Before May 24, alumni could petition for a seat on the corporation, an influential body charged with selecting Yale’s president, determining tenure and overseeing the university’s operations. Petition candidates needed to raise north of 4,000 signatures to show they had broad-based alumni support before they were placed on the ballot for vote by alumni.

Going forward, Yale said alumni candidates will be selected by the board, and their views on issues affecting the university will not be made public. The petition system allowed up to three alumni candidates per year, although few names have been submitted for much of the past century.

That changed last year, when there were two petitioned alumni who made their way to the election ballot. One stepped away to take a role at the White House while the other lost his election. This year three candidates announced their intent to run campaigns for the 2022 election.

Alumni will now vote on the alumni fellows nominated by the board based on their resume and biographical information. The election of six alumni fellows was added to Yale’s charter in 1871. Each serve six-year terms. The board includes Yale President Peter Salovey and 18 trustees, including six alumni fellows as well as the governor and lieutenant governor of Connecticut.
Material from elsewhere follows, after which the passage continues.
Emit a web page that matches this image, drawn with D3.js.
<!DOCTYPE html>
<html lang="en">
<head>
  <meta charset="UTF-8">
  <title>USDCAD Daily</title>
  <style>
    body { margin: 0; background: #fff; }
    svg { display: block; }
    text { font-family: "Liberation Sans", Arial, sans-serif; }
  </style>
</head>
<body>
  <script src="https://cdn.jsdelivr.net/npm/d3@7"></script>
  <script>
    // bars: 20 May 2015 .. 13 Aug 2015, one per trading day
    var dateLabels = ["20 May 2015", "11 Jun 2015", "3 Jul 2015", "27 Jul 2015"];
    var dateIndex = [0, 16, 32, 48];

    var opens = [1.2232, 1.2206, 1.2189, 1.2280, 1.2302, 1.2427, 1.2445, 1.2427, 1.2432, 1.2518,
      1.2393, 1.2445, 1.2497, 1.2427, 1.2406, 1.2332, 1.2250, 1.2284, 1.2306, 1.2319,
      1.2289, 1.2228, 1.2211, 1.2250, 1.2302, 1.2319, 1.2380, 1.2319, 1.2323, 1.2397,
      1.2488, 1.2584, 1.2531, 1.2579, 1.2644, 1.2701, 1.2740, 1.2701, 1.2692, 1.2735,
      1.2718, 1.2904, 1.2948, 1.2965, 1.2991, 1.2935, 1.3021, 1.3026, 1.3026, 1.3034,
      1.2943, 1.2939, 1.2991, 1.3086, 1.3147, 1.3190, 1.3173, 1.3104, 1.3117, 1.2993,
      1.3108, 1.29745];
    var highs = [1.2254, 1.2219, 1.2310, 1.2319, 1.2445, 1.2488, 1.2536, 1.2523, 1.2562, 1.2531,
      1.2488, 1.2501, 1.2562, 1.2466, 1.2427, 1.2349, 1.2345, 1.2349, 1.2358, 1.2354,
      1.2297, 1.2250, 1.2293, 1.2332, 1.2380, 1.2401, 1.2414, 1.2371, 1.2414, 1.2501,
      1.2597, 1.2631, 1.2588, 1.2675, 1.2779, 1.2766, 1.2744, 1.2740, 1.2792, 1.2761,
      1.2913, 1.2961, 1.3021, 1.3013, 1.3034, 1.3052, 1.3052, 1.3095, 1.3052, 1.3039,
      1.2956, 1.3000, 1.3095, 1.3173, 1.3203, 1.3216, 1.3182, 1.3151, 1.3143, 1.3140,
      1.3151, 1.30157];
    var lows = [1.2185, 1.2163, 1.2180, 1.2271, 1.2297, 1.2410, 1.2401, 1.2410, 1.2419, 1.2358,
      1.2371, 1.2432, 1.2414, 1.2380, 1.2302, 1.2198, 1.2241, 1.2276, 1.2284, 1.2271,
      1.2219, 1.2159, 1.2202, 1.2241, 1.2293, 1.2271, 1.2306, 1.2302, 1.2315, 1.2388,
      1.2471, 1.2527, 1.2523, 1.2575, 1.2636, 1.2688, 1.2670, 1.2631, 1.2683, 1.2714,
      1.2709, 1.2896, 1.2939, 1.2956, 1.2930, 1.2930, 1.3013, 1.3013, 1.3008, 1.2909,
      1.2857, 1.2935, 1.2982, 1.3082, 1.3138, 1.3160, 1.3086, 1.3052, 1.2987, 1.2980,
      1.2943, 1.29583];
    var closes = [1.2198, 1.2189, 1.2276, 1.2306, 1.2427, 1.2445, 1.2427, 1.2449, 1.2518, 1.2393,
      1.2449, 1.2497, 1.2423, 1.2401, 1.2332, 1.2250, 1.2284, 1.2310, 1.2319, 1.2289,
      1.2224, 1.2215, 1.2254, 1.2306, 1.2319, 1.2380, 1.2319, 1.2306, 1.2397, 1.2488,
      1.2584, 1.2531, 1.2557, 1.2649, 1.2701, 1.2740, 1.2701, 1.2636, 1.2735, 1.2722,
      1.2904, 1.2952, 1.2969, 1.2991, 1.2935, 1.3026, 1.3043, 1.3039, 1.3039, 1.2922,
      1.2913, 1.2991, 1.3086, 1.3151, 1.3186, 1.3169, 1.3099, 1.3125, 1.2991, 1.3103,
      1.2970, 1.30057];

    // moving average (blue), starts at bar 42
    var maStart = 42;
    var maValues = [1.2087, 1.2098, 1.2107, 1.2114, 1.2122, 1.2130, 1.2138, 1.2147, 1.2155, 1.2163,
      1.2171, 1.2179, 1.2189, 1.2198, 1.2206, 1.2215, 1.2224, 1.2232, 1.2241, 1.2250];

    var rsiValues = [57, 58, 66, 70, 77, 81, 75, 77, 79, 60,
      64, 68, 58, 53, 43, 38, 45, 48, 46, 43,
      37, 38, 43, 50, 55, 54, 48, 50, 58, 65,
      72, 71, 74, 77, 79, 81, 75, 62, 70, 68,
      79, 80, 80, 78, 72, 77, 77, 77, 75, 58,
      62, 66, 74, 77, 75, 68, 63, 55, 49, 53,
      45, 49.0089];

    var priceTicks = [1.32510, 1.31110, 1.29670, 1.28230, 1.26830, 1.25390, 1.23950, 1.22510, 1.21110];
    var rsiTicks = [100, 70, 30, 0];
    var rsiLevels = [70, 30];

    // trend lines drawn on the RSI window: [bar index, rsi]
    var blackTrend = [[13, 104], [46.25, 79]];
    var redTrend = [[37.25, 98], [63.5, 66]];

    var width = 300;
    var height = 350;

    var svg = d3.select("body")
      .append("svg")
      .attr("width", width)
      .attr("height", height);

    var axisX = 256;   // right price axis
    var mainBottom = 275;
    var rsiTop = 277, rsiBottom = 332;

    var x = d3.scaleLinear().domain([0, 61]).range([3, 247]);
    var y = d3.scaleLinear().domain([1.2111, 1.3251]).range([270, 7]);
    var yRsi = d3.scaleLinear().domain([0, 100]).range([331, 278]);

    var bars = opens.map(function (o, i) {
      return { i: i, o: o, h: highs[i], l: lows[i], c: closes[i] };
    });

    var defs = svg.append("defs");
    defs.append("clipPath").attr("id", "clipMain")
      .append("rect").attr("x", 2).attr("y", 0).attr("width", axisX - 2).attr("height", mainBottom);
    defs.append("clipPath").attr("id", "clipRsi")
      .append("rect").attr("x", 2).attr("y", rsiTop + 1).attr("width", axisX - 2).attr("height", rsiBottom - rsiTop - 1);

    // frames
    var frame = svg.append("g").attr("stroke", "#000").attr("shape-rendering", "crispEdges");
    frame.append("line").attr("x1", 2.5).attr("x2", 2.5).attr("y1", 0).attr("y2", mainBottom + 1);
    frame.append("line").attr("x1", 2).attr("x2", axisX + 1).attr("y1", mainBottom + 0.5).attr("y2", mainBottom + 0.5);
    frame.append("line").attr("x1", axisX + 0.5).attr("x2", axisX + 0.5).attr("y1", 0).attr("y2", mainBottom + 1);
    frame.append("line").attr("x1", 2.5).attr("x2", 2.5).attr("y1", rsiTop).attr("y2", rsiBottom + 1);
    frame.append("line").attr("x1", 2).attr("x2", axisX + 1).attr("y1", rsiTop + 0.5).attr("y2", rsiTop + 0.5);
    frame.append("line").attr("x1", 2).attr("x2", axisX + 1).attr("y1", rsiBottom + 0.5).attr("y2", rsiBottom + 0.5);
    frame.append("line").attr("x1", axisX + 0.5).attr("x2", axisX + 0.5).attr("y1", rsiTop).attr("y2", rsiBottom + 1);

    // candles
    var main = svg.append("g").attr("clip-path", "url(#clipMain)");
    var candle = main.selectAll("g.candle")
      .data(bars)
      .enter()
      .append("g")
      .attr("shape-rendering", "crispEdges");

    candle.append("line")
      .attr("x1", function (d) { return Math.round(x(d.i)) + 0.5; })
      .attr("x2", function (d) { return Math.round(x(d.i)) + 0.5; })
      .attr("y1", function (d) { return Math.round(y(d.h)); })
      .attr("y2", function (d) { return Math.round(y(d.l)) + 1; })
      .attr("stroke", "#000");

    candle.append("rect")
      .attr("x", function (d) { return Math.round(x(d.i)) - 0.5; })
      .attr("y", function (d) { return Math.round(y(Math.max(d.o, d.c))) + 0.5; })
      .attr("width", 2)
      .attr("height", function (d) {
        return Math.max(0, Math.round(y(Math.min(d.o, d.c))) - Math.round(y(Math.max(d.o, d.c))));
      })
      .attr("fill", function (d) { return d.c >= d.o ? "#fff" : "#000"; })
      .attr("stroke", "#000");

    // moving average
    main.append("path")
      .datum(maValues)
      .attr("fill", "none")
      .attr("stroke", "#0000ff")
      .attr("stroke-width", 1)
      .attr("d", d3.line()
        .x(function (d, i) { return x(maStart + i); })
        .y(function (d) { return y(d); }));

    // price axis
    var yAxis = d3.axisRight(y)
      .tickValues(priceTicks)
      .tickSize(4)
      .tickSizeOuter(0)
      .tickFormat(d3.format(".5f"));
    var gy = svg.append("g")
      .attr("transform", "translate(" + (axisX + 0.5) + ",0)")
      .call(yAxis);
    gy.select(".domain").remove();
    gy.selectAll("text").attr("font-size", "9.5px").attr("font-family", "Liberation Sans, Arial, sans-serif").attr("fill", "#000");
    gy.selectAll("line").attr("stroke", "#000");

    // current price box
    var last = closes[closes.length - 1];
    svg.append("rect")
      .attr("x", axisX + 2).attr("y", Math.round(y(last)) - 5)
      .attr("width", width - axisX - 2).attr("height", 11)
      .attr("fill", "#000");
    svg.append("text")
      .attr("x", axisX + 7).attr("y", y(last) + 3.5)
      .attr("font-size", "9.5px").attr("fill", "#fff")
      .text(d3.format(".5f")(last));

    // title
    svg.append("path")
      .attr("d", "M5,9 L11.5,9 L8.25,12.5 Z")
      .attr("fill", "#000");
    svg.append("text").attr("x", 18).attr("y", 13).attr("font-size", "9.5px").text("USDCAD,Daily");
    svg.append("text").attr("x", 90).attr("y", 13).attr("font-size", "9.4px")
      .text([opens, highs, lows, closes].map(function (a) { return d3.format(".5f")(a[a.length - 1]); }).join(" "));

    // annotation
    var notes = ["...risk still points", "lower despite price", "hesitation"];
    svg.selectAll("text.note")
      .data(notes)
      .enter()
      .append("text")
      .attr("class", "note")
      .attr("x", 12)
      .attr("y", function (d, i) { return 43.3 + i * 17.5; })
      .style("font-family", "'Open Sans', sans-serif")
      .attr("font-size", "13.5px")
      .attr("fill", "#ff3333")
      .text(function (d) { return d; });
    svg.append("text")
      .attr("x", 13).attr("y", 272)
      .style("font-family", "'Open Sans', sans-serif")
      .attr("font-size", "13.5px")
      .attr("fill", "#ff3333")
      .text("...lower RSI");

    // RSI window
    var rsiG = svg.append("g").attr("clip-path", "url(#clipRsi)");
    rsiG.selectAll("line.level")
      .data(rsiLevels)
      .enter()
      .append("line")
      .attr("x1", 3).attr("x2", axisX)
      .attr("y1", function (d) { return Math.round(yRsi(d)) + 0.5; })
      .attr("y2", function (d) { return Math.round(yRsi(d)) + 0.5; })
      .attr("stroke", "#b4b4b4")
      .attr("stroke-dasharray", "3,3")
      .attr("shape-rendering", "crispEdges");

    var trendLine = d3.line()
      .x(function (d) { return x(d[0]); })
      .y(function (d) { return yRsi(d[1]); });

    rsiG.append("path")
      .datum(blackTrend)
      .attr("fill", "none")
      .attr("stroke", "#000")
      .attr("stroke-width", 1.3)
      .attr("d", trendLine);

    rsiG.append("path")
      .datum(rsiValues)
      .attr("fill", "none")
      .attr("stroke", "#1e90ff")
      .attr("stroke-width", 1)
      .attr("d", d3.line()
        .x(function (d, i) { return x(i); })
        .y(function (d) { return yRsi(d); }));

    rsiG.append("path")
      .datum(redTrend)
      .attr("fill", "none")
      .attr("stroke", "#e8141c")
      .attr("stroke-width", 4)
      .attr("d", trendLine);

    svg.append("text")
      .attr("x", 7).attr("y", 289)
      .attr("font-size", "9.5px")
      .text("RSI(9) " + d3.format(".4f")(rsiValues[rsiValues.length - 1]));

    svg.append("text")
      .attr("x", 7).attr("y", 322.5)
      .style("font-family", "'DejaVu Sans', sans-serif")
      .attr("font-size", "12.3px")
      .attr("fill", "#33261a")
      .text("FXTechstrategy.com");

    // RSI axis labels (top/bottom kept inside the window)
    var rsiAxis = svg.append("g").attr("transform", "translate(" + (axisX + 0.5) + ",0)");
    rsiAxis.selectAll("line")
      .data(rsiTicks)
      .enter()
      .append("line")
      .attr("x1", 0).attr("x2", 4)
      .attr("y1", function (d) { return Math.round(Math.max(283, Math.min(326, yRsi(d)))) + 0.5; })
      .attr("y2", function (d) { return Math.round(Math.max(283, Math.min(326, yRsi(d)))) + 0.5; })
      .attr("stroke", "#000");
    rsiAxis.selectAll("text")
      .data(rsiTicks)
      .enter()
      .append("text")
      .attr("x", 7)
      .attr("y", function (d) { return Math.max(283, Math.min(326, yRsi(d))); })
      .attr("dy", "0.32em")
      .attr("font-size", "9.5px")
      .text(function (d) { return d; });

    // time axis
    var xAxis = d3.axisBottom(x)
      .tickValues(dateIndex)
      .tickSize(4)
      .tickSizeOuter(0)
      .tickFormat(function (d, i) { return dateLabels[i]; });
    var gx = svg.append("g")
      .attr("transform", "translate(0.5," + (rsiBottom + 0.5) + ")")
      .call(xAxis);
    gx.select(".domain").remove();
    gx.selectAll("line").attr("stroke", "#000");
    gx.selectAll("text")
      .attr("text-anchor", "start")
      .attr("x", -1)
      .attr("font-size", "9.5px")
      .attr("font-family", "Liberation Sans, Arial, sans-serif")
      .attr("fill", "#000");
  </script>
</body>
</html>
On its website, Yale said it has been reviewing the petition process and ultimately determined that it is “no longer consistent with good governance.” The governing body in particular frowned upon “issues-based candidacies, with intense campaigning by petitioners.”

Yale declined to comment for this story beyond the statements on its board’s website.
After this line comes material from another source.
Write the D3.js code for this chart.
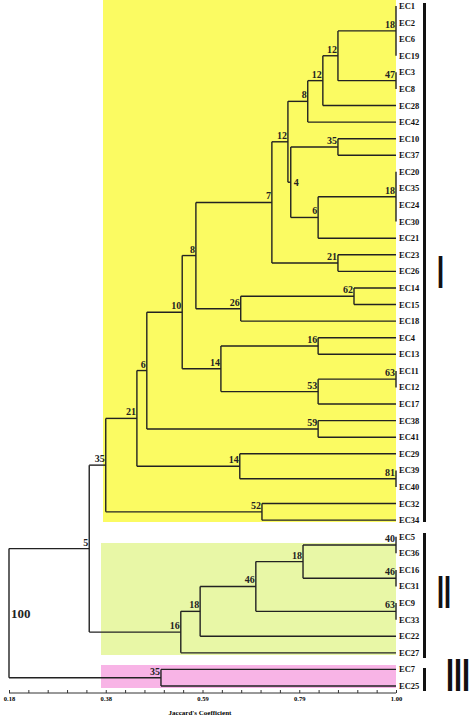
<!DOCTYPE html>
<html>
<head>
<meta charset="utf-8">
<script src="https://cdn.jsdelivr.net/npm/d3@7"></script>
<style>
body { margin: 0; background: #fff; }
text { font-family: "Liberation Serif", "DejaVu Serif", serif; font-weight: bold; }
</style>
</head>
<body>
<div id="chart"></div>
<script>
// leaf order, top to bottom
var leaves = ["EC1","EC2","EC6","EC19","EC3","EC8","EC28","EC42","EC10","EC37",
    "EC20","EC35","EC24","EC30","EC21","EC23","EC26","EC14","EC15","EC18",
    "EC4","EC13","EC11","EC12","EC17","EC38","EC41","EC29","EC39","EC40",
    "EC32","EC34","EC5","EC36","EC16","EC31","EC9","EC33","EC22","EC27","EC7","EC25"];

// merges: [id, children, Jaccard coefficient, bootstrap label]
var merges = [
    ["n1", ["EC1","EC2","EC6","EC19"], 1.00, 18],
    ["n2", ["EC3","EC8"], 1.00, 47],
    ["n3", ["n1","n2"], 0.877, 12],
    ["n4", ["n3","EC28"], 0.845, 12],
    ["n5", ["n4","EC42"], 0.813, 8],
    ["n6", ["EC10","EC37"], 0.877, 35],
    ["n7", ["EC20","EC35","EC24","EC30"], 1.00, 18],
    ["n8", ["n7","EC21"], 0.835, 6],
    ["n9", ["n6","n8"], 0.777, 4],
    ["n10", ["n5","n9"], 0.771, 12],
    ["n11", ["EC23","EC26"], 0.877, 21],
    ["n12", ["n10","n11"], 0.737, 7],
    ["n13", ["EC14","EC15"], 0.911, 62],
    ["n14", ["n13","EC18"], 0.671, 26],
    ["n15", ["n12","n14"], 0.576, 8],
    ["n16", ["EC4","EC13"], 0.835, 16],
    ["n17", ["EC11","EC12"], 1.00, 63],
    ["n18", ["n17","EC17"], 0.835, 53],
    ["n19", ["n16","n18"], 0.629, 14],
    ["n20", ["n15","n19"], 0.547, 10],
    ["n21", ["EC38","EC41"], 0.835, 59],
    ["n22", ["n20","n21"], 0.472, 6],
    ["n23", ["EC39","EC40"], 1.00, 81],
    ["n24", ["EC29","n23"], 0.669, 14],
    ["n25", ["n22","n24"], 0.451, 21],
    ["n26", ["EC32","EC34"], 0.716, 52],
    ["n27", ["n25","n26"], 0.385, 35],
    ["n28", ["EC5","EC36"], 1.00, 40],
    ["n29", ["EC16","EC31"], 1.00, 46],
    ["n30", ["n28","n29"], 0.803, 18],
    ["n31", ["EC9","EC33"], 1.00, 63],
    ["n32", ["n30","n31"], 0.703, 46],
    ["n33", ["n32","EC22"], 0.585, 18],
    ["n34", ["n33","EC27"], 0.544, 16],
    ["n35", ["n27","n34"], 0.35, 5],
    ["n36", ["EC7","EC25"], 0.502, 35],
    ["n37", ["n35","n36"], 0.18, 100]
];

// cluster groups: [name, first leaf, last leaf, colour]
var groups = [
    ["I", "EC1", "EC34", "#fbfb62"],
    ["II", "EC5", "EC27", "#e8f7a6"],
    ["III", "EC7", "EC25", "#f8b4e6"]
];

var tickLabels = ["0.18", "0.38", "0.59", "0.79", "1.00"];

var width = 474, height = 718;
var svg = d3.select("#chart").append("svg")
    .attr("width", width).attr("height", height);

var x = d3.scaleLinear().domain([0.18, 1.00]).range([9, 396]);
var y = d3.scalePoint().domain(leaves).range([6, 686]);

// build tree
var byId = {};
leaves.forEach(function(l) { byId[l] = { name: l, value: 1.00 }; });
merges.forEach(function(m) {
    byId[m[0]] = { name: m[0], value: m[2], label: m[3],
        children: m[1].map(function(c) { return byId[c]; }) };
});
var root = d3.hierarchy(byId["n37"]);
root.eachAfter(function(d) {
    d.px = x(d.data.value);
    if (d.children) {
        d.py = (d.children[0].py + d.children[d.children.length - 1].py) / 2;
    } else {
        d.py = y(d.data.name);
    }
});

// background boxes
var gy = { "I": [0, 522], "II": [543, 655], "III": [665, 688] };
svg.selectAll("rect.bg").data(groups).enter().append("rect")
    .attr("x", function(d) { return d[0] === "I" ? 103 : 101; })
    .attr("y", function(d) { return gy[d[0]][0]; })
    .attr("width", function(d) { return 396 - (d[0] === "I" ? 103 : 101); })
    .attr("height", function(d) { return gy[d[0]][1] - gy[d[0]][0]; })
    .attr("fill", function(d) { return d[3]; });

// branches
var internal = root.descendants().filter(function(d) { return d.children; });
var g = svg.append("g").attr("stroke", "#222").attr("stroke-width", 1.4).attr("fill", "none");
internal.forEach(function(d) {
    var c = d.children;
    g.append("line").attr("x1", d.px).attr("x2", d.px)
        .attr("y1", c[0].py).attr("y2", c[c.length - 1].py);
    c.forEach(function(k) {
        if (k.px > d.px) {
            g.append("line").attr("x1", d.px).attr("x2", k.px)
                .attr("y1", k.py).attr("y2", k.py);
        }
    });
});

// node labels
svg.selectAll("text.node").data(internal).enter().append("text")
    .attr("x", function(d) {
        if (d.data.label === 100) return d.px + 2;
        if (d.data.name === "n9") return d.px + 3;
        return d.px - 1;
    })
    .attr("y", function(d) {
        if (d.data.label === 100) return d.py + 5;
        if (d.data.name === "n9") return d.py + 4;
        return d.py - 3;
    })
    .attr("text-anchor", function(d) {
        return (d.data.label === 100 || d.data.name === "n9") ? "start" : "end";
    })
    .attr("font-size", function(d) { return d.data.label === 100 ? 13 : 10; })
    .attr("fill", "#222")
    .text(function(d) { return d.data.label; });

// leaf labels
svg.selectAll("text.leaf").data(leaves).enter().append("text")
    .attr("x", 399).attr("y", function(d) { return y(d) + 3; })
    .attr("font-size", 8.5).attr("fill", "#111")
    .text(function(d) { return d; });

// group bars
var barY = { "I": [3, 522], "II": [533, 658], "III": [668, 691] };
svg.selectAll("rect.bar").data(groups).enter().append("rect")
    .attr("x", 423).attr("width", 3)
    .attr("y", function(d) { return barY[d[0]][0]; })
    .attr("height", function(d) { return barY[d[0]][1] - barY[d[0]][0]; })
    .attr("fill", "#111");

// roman numerals: [x, baseline, width]
var numPos = { "I": [437, 288, 7], "II": [437, 608, 14], "III": [446, 691, 24] };
svg.selectAll("text.num").data(groups).enter().append("text")
    .attr("x", function(d) { return numPos[d[0]][0]; })
    .attr("y", function(d) { return numPos[d[0]][1]; })
    .style("font-family", "'Liberation Sans', 'DejaVu Sans', sans-serif")
    .style("font-weight", "bold")
    .attr("font-size", 47)
    .attr("textLength", function(d) { return numPos[d[0]][2]; })
    .attr("lengthAdjust", "spacingAndGlyphs")
    .attr("fill", "#111")
    .text(function(d) { return d[0]; });

// axis
var ticks = d3.range(21).map(function(i) { return 0.18 + i * 0.041; });
var axis = d3.axisBottom(x).tickValues(ticks).tickSize(3)
    .tickFormat(function(d, i) { return i % 5 === 0 ? tickLabels[i / 5] : ""; });
var ax = svg.append("g").attr("transform", "translate(0,693)").call(axis);
ax.select(".domain").attr("stroke", "#333").attr("d", "M9,0H396");
ax.selectAll(".tick line").attr("stroke", "#333").attr("y2", -3);
ax.selectAll(".tick text").attr("y", 3).attr("font-size", 6.5)
    .attr("font-family", "Liberation Serif, serif").attr("font-weight", "bold");

svg.append("text").attr("x", 200).attr("y", 715).attr("text-anchor", "middle")
    .attr("font-size", 7).text("Jaccard's Coefficient");
</script>
</body>
</html>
“There is also concern that those who come to the board having won an election based on a particular platform, aimed at a specific constituency, and backed by organized campaign machinery, will feel obligated to advocate for special interests in the boardroom,” the corporation wrote in a memo explaining the decision last month. “Trustees who arrive with these commitments will be challenged to do the work of a fiduciary – to represent all of Yale’s constituencies, to be open to changing one’s mind, and to participate in the deliberative process that yields the best decisions, in the service of all of Yale.”

Larry Ladd, senior consultant with the Association of Governing Boards Universities & Colleges, estimates roughly a third of private colleges have some system where alumni choose alumni board members. He said few use a petition process along the lines of what Yale just eliminated.
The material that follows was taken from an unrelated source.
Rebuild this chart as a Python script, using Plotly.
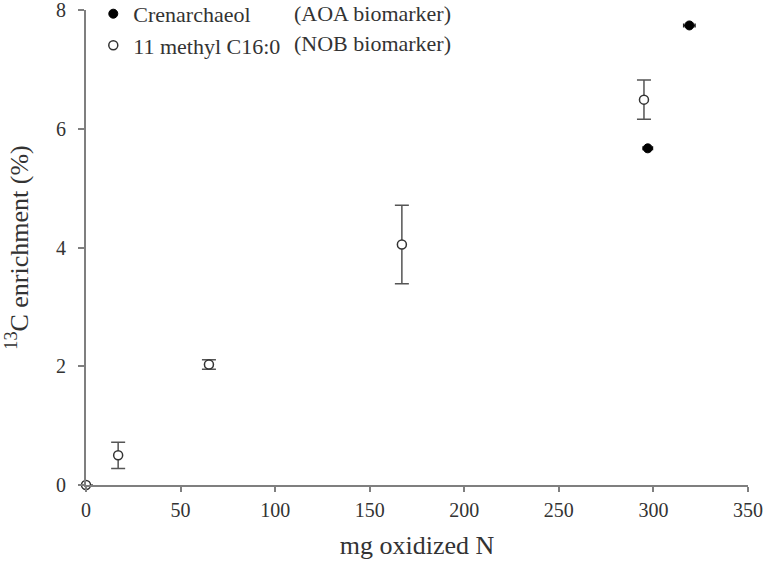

“The alumni, I suspect, really think they own the university, but they don’t,” Ladd said. “Alumni are important constituents of the university, but they aren’t the only constituents. This is why legacy admissions is an issue.”

Few have successfully landed on Yale’s board through the petition process over the years. However, at least two successful petition candidates increased the board’s diversity, said Victor Ashe, former U.S. ambassador to Poland and Yale graduate who petitioned to join the corporation last year but lost his election this spring.

Ashe, who ran on a campaign of increasing transparency and improving university relations with the city of New Haven, said that the first Jewish and female board members joined through the petition process.

“They decided that they don’t want to hear contrary points of view or views which point out the corporation’s secrecy,” Ashe said.

Hightower, the city councilor in Burlington, Vermont, who was notified by email of her losing bid to join Yale’s board, said she planned to run her campaign on the topics of clean-energy investments and social justice. She was backed by Yale Forward, a nonprofit group of students and alumni who advocate for the university to take a leading role in climate change.

“I was ready to run a campaign and get signatures to be on the ballot,” Hightower said. “As the first woman of color to be a petition candidate and given everything going on in our country at the same time — it’s fairly upsetting that this is the moment they chose.”